Авторы «Вех» люди разные: разных взглядов, с по-разному сложившимися в дальнейшем дорогами. Но все же их объединяет то, что, дистанцируясь от феномена российской интеллигенции как от некоей мировоззренческой и психологической общности, они именно к этой общности и принадлежат. Сегодня очень хотелось бы к ней, этой общности, присмотреться. Ибо как только советский образованный слой стал внешне свободным (навсегда ли, на время ли), как только перестали непрерывно постукивать в его подсознании колеса арестантских вагонов (так что и не разберешь: в дверь ли стучат, вагон ли уже отстукивает по рельсам или сердце колотится), так и начали оживать в «образованщине» рефлексы интеллигенции. Авторы «Вех» сложились внутри этого «ордена» все и к 1907–1909 годам преобразоваться в нечто духовно ему инородное не могли. Между собой они, как уже говорилось, во многом разнятся. Но ведь российская интеллигенция и не была мировоззренчески однородной. Напротив: она изобиловала непримиримыми фракциями. Авторы же «Вех» достаточно толерантны по отношению друг к другу, чтобы выступать под одной обложкой. Впрочем, В. И. Ульянов (он же — В. Ильин и Н. Ленин) и П. Б. Струве, один из виднейших веховцев, тоже когда-то выступали под одной обложкой и на общем газетном поле. Люди и их взгляды меняются.
* * *
Собственно говоря, свою принадлежность к интеллигенции декларируют и сами авторы «Вех». Н. Бердяев, к примеру, предвосхищая деление, введенное в обиход в начале 70-х годов Солженицыным, пишет [1]:
«Говорю об интеллигенции в традиционно-русском смысле этого слова, о нашей кружковой интеллигенции, искусственно выделяемой из общенациональной жизни. Этот своеобразный мир, живший до сих пор замкнутой жизнью под двойным давлением, давлением казенщины внешней — реакционной власти, и казенщины внутренней — инертности мысли и консервативности чувств, не без основания называют „интеллигентщиной“ в отличие от интеллигенции в широком, общенациональном, общеисторическом смысле этого слова. Те русские философы, которых не хочет знать русская интеллигенция, которых она относит к иному, враждебному миру, тоже ведь принадлежат к интеллигенции, но чужды „интеллигентщины“» (стр. 1).

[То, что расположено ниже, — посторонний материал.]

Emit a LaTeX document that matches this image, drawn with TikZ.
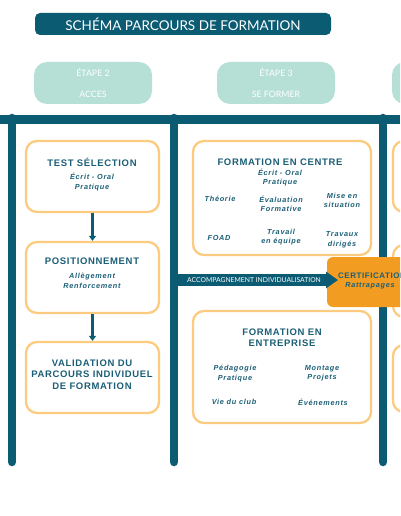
\documentclass[tikz,border=0pt]{standalone}
\usepackage{fontspec}
\setmainfont{Lato}
\newfontfamily\bxfont[LetterSpace=7]{Liberation Sans}
\newfontfamily\itfont[LetterSpace=10]{Liberation Sans}
\usetikzlibrary{arrows.meta}
\definecolor{dteal}{HTML}{0B5B73}
\definecolor{mint}{HTML}{B6E0D5}
\definecolor{ostroke}{HTML}{FCCB80}
\definecolor{ofill}{HTML}{F29C22}
\definecolor{ttext}{HTML}{1B5F77}
\tikzset{
 titlebar/.style={fill=dteal, rounded corners=5pt, minimum width=296pt, minimum height=22pt, text=white, font=\fontsize{13.5}{15}\selectfont, inner sep=0pt},
 pill/.style={fill=mint, rounded corners=13pt, minimum width=118pt, minimum height=42pt, text=white, font=\fontsize{8.8}{21}\selectfont, align=center, inner sep=0pt},
 bar/.style={draw=dteal, line width=8.5pt, line cap=round},
 obox/.style={draw=ostroke, line width=2.3pt, fill=white, rounded corners=11pt, inner sep=0pt},
 bt/.style={text=ttext, font=\bxfont\bfseries\fontsize{9.5}{11.5}\selectfont, align=center, inner sep=0pt},
 ct/.style={text=ttext, font=\bxfont\bfseries\fontsize{8}{9}\selectfont, align=center, inner sep=0pt},
 st/.style={text=ttext, font=\itfont\bfseries\itshape\fontsize{7.3}{9.5}\selectfont, align=center, inner sep=0pt},
 flow/.style={draw=dteal, line width=2.5pt, -{Triangle[length=5pt,width=7pt]}},
 accband/.style={draw=dteal, line width=12pt, -{Triangle[length=12pt,width=16pt]}},
}
\begin{document}
\begin{tikzpicture}[x=1pt,y=-1pt]
\useasboundingbox (0,0) rectangle (400,516);
\clip (0,0) rectangle (400,516);
% header
\node[titlebar] (title) at (183,24) {SCHÉMA PARCOURS DE FORMATION};
\node[pill] (e2) at (93,83) {ÉTAPE 2\\ACCES};
\node[pill] (e3) at (276,83) {ÉTAPE 3\\SE FORMER};
\node[pill] (e4) at (451,83) {};
% structure bars
\fill[dteal] (0,115) rectangle (400,124);
\draw[bar] (12,118) -- (12,462);
\draw[bar] (174,118) -- (174,462);
\draw[bar] (383,118) -- (383,462);
% column 1
\node[obox, minimum width=133pt, minimum height=71pt] (test) at (92.5,176.5) {};
\node[obox, minimum width=133pt, minimum height=71pt] (pos) at (92.5,277.5) {};
\node[obox, minimum width=133pt, minimum height=71pt] (valid) at (92.5,377.5) {};
\draw[flow] (test) -- (pos);
\draw[flow] (pos) -- (valid);
\node[bt] (testT) at (92,162) {TEST SÉLECTION};
\node[st] (testS) at (92,182) {Écrit - Oral\\Pratique};
\node[bt] (posT) at (92,261) {POSITIONNEMENT};
\node[st] (posS) at (92,281) {Allègement\\Renforcement};
\node[bt] (validT) at (92,374.5) {VALIDATION DU\\PARCOURS INDIVIDUEL\\DE FORMATION};
% column 2
\node[obox, minimum width=178pt, minimum height=114pt] (centre) at (282,198) {};
\node[obox, minimum width=178pt, minimum height=112pt] (entr) at (282,367) {};
\node[bt] (centreT) at (280,162) {FORMATION EN CENTRE};
\node[st] (centreS) at (280,177.5) {Écrit - Oral\\Pratique};
\node[st] (c1) at (220,199) {Théorie};
\node[st] (c2) at (281,204) {Évaluation\\Formative};
\node[st] (c3) at (342,200.5) {Mise en\\situation};
\node[st] (c4) at (219,238) {FOAD};
\node[st] (c5) at (281,237) {Travail\\en équipe};
\node[st] (c6) at (342,239.5) {Travaux\\dirigés};
\node[bt] (entrT) at (282,337.5) {FORMATION EN\\ENTREPRISE};
\node[st] (e1) at (235,373.5) {Pédagogie\\Pratique};
\node[st] (e2b) at (322,373) {Montage\\Projets};
\node[st] (e3b) at (234,402) {Vie du club};
\node[st] (e4b) at (323,402) {Événements};
% column 4 (partial)
\node[obox, minimum width=133pt, minimum height=71pt] (d1) at (459.5,176.5) {};
\node[obox, minimum width=133pt, minimum height=72pt] (d2) at (459.5,281) {};
\node[obox, minimum width=133pt, minimum height=67pt] (d3) at (459.5,378.5) {};
% certification
\node[fill=ofill, rounded corners=6pt, minimum width=110pt, minimum height=50pt, inner sep=0pt] (cert) at (382,282) {};
\coordinate (accS) at (178,280);
\coordinate (accE) at (338,280);
\draw[accband] (accS) -- (accE);
\node[text=white, font=\fontsize{6.8}{7}\selectfont, inner sep=0pt] (acc) at (254,280.5) {ACCOMPAGNEMENT INDIVIDUALISATION};
\node[ct] (certT) at (372,276) {CERTIFICATION};
\node[st] (certS) at (370,285.5) {Rattrapages};
\end{tikzpicture}
\end{document}
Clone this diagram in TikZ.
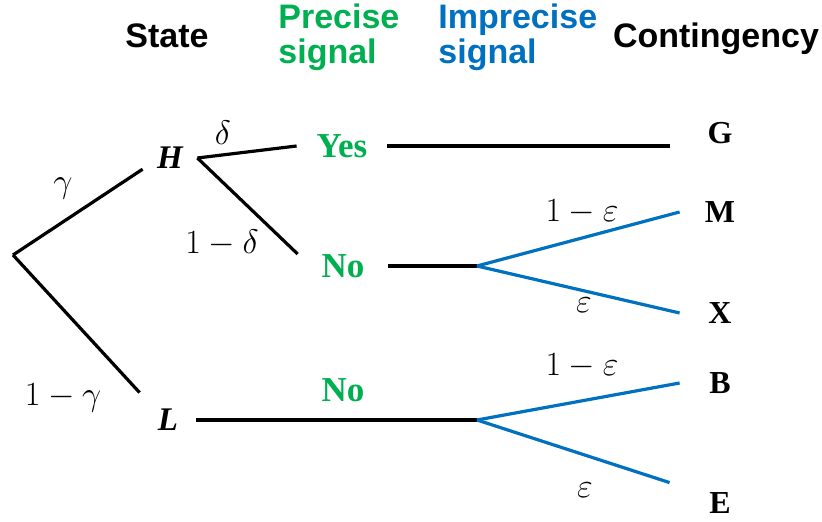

В обоих определениях («интеллигентщина» и «образованщина») общий суффикс перевешивает различие корней: в нем есть оттенок неуважения. Этот суффикс [2], сохраняя генетическую связь с исходными понятиями, противопоставляет обе «-щины» истинной интеллигенции и по-настоящему образованным слоям общества. Он близок по смыслу словообразующим элементам «псевдо» или «квази». «Интеллигентщина» — это воплощение недостатков интеллигенции, это, по сути дела, псевдоинтеллигенция, квазиинтеллигенция. «Образованщина» — тоже, потому что и Солженицын говорит ведь в конце статьи о наличии, о качественном и численном росте в России 60 — 70-х годов интеллигенции истинной.
В приведенных выше словах Бердяева интересны и следующие моменты: во-первых, «давление казенщины внешней — реакционной власти»; во-вторых, включение в число качеств «интеллигентщины» «инертности мысли и консервативности чувств».
Второе суждение выглядит неожиданным, но оно, как всякий истинный парадокс, верно. Речь идет о той «инертности мысли», которая не позволяет интеллигенции отказаться от ее традиционного радикализма, и о той «консервативности чувств», которая не дает ей сменить ниспровергательское мироощущение на созидательное, прогрессистское — на либеральное [3]. Такая инертность ума и такой эмоционально-оценочный консерватизм присущи обоим образованным слоям (российскому и советскому). Правда (и это отмечено Солженицыным в «Образованщине»), предшественница (российская интеллигенция) проявляла свои предпочтения открыто и пылко, порою жертвенно. Потомки же («образованцы») — преимущественно в латентных формах. Но ведь и гнет был несравним по силе и изощренности. Если судить по меркам 30 — 40-х годов, то в 900 — 10-х годах гнета и вовсе не было. Но по меркам еще не бывшего судить нельзя.
Именно эти отмеченные Бердяевым свойства мышления (радикалистская инерция и консерватизм «левого» прогрессистского перекоса) и заставили интеллигенцию обрушиться в одном случае на «реакционные» «Вехи», заговорившие о непривычных для нее ценностях, а в другом — на «ренегата», «обскуранта» и «ретрограда» Солженицына, обратившегося к ценностям и понятиям еще более непривычным, незнакомым, забытым, оклеветанным советской риторикой.